Representatives of the Episcopal Church and the two provinces of the Moravian Church in North America on Feb. 10 formally inaugurated a full-communion relationship with a service that blended elements of the liturgical and musical practices of both traditions.
The service at Central Moravian Church in Bethlehem, Pennsylvania included a newly written Liturgy for Christian Unity from the Moravian Book of Worship and an Anglican Eucharistic prayer, reports Episcopal News Service.
Episcopal Presiding Bishop Katharine Jefferts Schori and Moravian Provincial Elders Conference presidents, the Rev. Dr. Elizabeth D. Miller (Northern Province) and the Rev. David Guthrie (Southern Province) officiated at the service.

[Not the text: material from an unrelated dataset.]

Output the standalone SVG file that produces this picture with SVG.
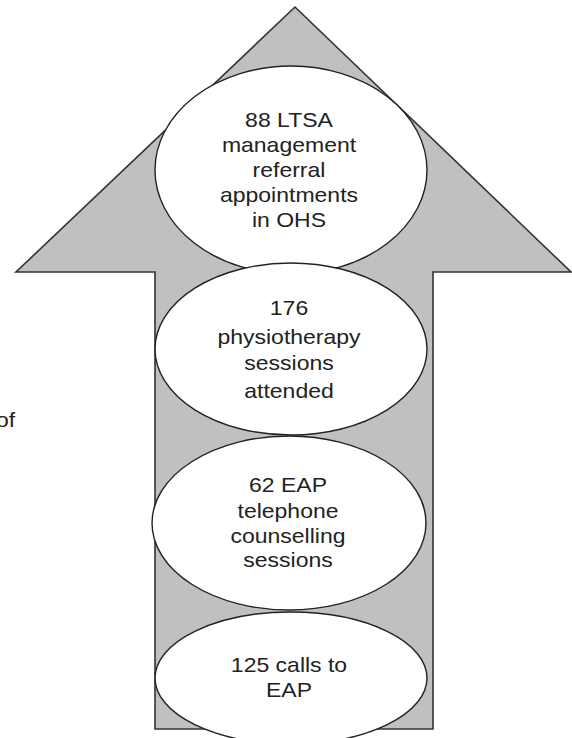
<svg xmlns="http://www.w3.org/2000/svg" width="572" height="738" viewBox="0 0 572 738">
<style>
.arrow{fill:#c0c0c0;stroke:#333;stroke-width:1.6;stroke-linejoin:miter}
.node{fill:#fff;stroke:#222;stroke-width:1.4}
.lbl{font-family:"Liberation Sans",Arial,sans-serif;font-size:20px;fill:#222;text-anchor:middle}
.free{font-family:"Liberation Sans",Arial,sans-serif;font-size:20px;fill:#222}
</style>
<rect width="572" height="738" fill="#fff"/>
<g id="connectors">
<path id="arrow" class="arrow" d="M295,7 L571,272 L433,272 L433,729 L155,729 L155,272 L16,272 Z"/>
</g>
<g id="node-ltsa">
<ellipse class="node" cx="291" cy="170" rx="136" ry="104"/>
<g transform="translate(289 0) scale(1.15 1)">
<text class="lbl" x="0" y="127">88 LTSA</text>
<text class="lbl" x="0" y="152">management</text>
<text class="lbl" x="0" y="177">referral</text>
<text class="lbl" x="0" y="202">appointments</text>
<text class="lbl" x="0" y="227">in OHS</text>
</g>
</g>
<g id="node-physio">
<ellipse class="node" cx="291" cy="349" rx="136" ry="86"/>
<g transform="translate(289 0) scale(1.15 1)">
<text class="lbl" x="0" y="315">176</text>
<text class="lbl" x="0" y="344">physiotherapy</text>
<text class="lbl" x="0" y="370">sessions</text>
<text class="lbl" x="0" y="398">attended</text>
</g>
</g>
<g id="node-eap-tel">
<ellipse class="node" cx="289" cy="523" rx="137" ry="87"/>
<g transform="translate(288 0) scale(1.15 1)">
<text class="lbl" x="0" y="492">62 EAP</text>
<text class="lbl" x="0" y="518">telephone</text>
<text class="lbl" x="0" y="543">counselling</text>
<text class="lbl" x="0" y="567">sessions</text>
</g>
</g>
<g id="node-calls">
<ellipse class="node" cx="291" cy="678" rx="136" ry="66"/>
<g transform="translate(289 0) scale(1.15 1)">
<text class="lbl" x="0" y="672">125 calls to</text>
<text class="lbl" x="0" y="697">EAP</text>
</g>
</g>
<g id="fragment">
<text class="free" transform="translate(-4 0) scale(1.15 1)" x="0" y="427">of</text>
</g>
</svg>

The service’s prayers for Christian unity, which were said to conform to classical Moravian ecumenical theology, focused on the unity of faith, hope and love that exists among all Christians.

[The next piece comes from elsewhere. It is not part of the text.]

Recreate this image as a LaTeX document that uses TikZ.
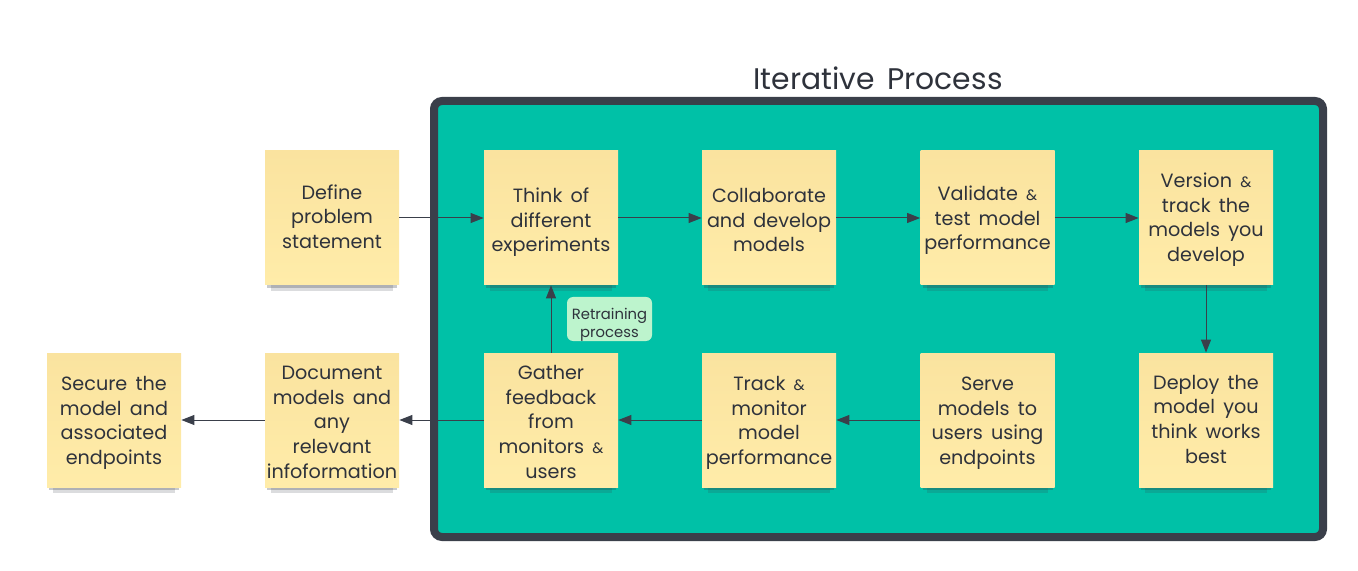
\documentclass[tikz,border=0pt]{standalone}
\usepackage{fontspec}
\setmainfont[WordSpace=1.6]{Poppins}
\usetikzlibrary{arrows.meta,shadows}
\definecolor{framedark}{HTML}{3A3F4A}
\definecolor{teal}{HTML}{00C1A7}
\definecolor{noteTop}{HTML}{FAE39F}
\definecolor{noteBottom}{HTML}{FFECA9}
\definecolor{tagGreen}{HTML}{BDF4CD}
\newcommand{\smallamp}{{\fontsize{7.5}{9}\selectfont\&}}
\tikzset{
   note/.style={minimum size=67pt, inner sep=0pt, align=center, text=framedark!80!black,
      top color=noteTop, bottom color=noteBottom,
      font=\fontsize{9.6}{12.3}\selectfont,
      text height=#1, text depth=0pt,
      general shadow={shadow xshift=0pt, shadow yshift=-6.5pt, shadow scale=.91, opacity=.18, fill=framedark},
      general shadow={shadow xshift=0pt, shadow yshift=-2.5pt, shadow scale=.97, opacity=.28, fill=framedark}},
   flow/.style={draw=framedark, line width=0.5pt, -{Triangle[length=6.5pt,width=5pt]}}
}
\begin{document}
\begin{tikzpicture}[x=0.5pt,y=-0.5pt]
   \useasboundingbox (0,0) rectangle (1358,571);

   \node[draw=framedark, fill=teal, line width=4pt, rounded corners=4pt, minimum width=444.5pt, minimum height=218pt, inner sep=0pt] (frame) at (878.5,319) {};
   \node[text=framedark!80!black, font=\fontsize{14.9}{17}\selectfont] (title) at (878,78) {Iterative Process};

   \node[note=30.5pt] (define) at (332,218) {Define\\problem\\statement};
   \node[note=34pt] (think) at (551,218) {Think of\\different\\experiments};
   \node[note=34pt] (collab) at (769,218) {Collaborate\\and develop\\models};
   \node[note=32pt] (validate) at (987.5,218) {Validate \smallamp\\test model\\performance};
   \node[note=43.5pt] (version) at (1206,218) {Version \smallamp\\track the\\models you\\develop};

   \node[note=44.5pt] (secure) at (114,420) {Secure the\\model and\\associated\\endpoints};
   \node[note=58pt] (document) at (332,420) {Document\\models and\\any\\relevant\\infoformation};
   \node[note=58pt] (gather) at (551,420) {Gather\\feedback\\from\\monitors \smallamp\\users};
   \node[note=44.5pt] (track) at (769,420) {Track \smallamp\\monitor\\model\\performance};
   \node[note=44.5pt] (serve) at (987.5,420) {Serve\\models to\\users using\\endpoints};
   \node[note=43pt] (deploy) at (1206,420) {Deploy the\\model you\\think works\\best};

   \node[fill=tagGreen, rounded corners=3pt, minimum width=42.5pt, minimum height=22pt, inner sep=0pt, align=center, text=framedark!80!black, font=\fontsize{7.4}{9}\selectfont, text height=18pt, text depth=0pt] (retrain) at (609.5,319) {Retraining\\process};

   \draw[flow] (define) -- (think);
   \draw[flow] (think) -- (collab);
   \draw[flow] (collab) -- (validate);
   \draw[flow] (validate) -- (version);
   \draw[flow] (version) -- (deploy);
   \draw[flow] (serve) -- (track);
   \draw[flow] (track) -- (gather);
   \draw[flow] (gather) -- (document);
   \draw[flow] (document) -- (secure);
   \draw[flow] (gather) -- (think);
\end{tikzpicture}
\end{document}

“We know that the strength of this full-communion relationship depends ... upon our continuing to discover what God is calling us to as his people, allowing God’s uniting spirit to work in us,” Episcopal Diocese of Milwaukee Bishop Steven Miller, co-chair of the Moravian Episcopal Dialogue, said during his sermon.

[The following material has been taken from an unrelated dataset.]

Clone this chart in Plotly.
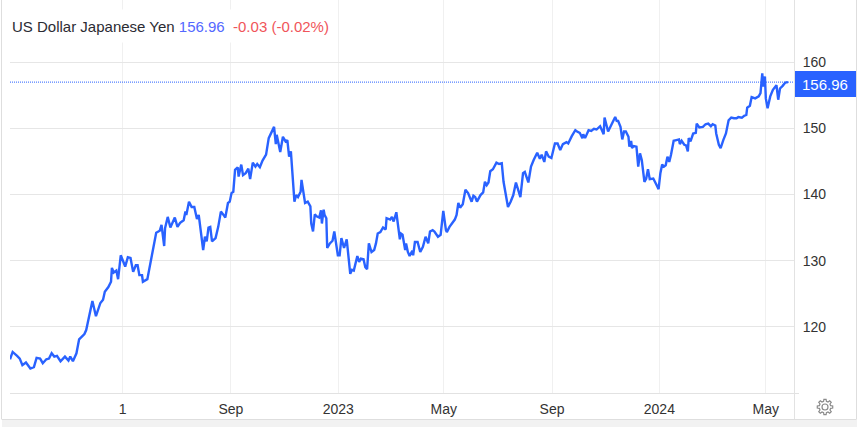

“We say in our full communion document that full communion is not merger ... But can it not be something more than advancing the ecumenical ball a little bit further down the field?” Miller asked.
Churches in full communion formally recognize that they share essential doctrines, including baptism and Eucharist; agree to accept the service of each other’s clergy; and pledge to work together in evangelism and mission.
The two churches began discussing full communion in 1997 and have had interim Eucharistic sharing since 2003, allowing joint celebrations of the Eucharist using the liturgy of the host church with ministers of both denominations at the altar.
The Moravian provinces agreed in 2010 to enter into full communion with the Episcopal Church. The Episcopal Church’s General Convention approved it in 2009.
Moravians in America are part of the worldwide Christian communion formally known as the Unitas Fratrum, or Unity of the Brethren, which was founded in 1457 as part of the movement to reform the church in what is now the Czech Republic. Persecuted almost to extinction, members of the Unitas Fratrum eventually found refuge on the estate of German nobleman Count Nicholas Ludwig von Zinzendorf. In the 1700s, they went through a rebirth under Zinzendorf’s protection and grew into a global communion. The Moravian Church now has more than 900,000 members in 19 different provinces.
The Moravian Church in North America is concentrated in Pennsylvania, North Carolina and Wisconsin. Some Moravian congregations in Canada are structurally part of the Northern Province.
The Episcopal Church also is in full communion with the Evangelical Lutheran Church in America, the Old Catholic Churches of the Union of Utrecht, the Philippine Independent Church and the Mar Thoma Syrian Church of Malabar, India.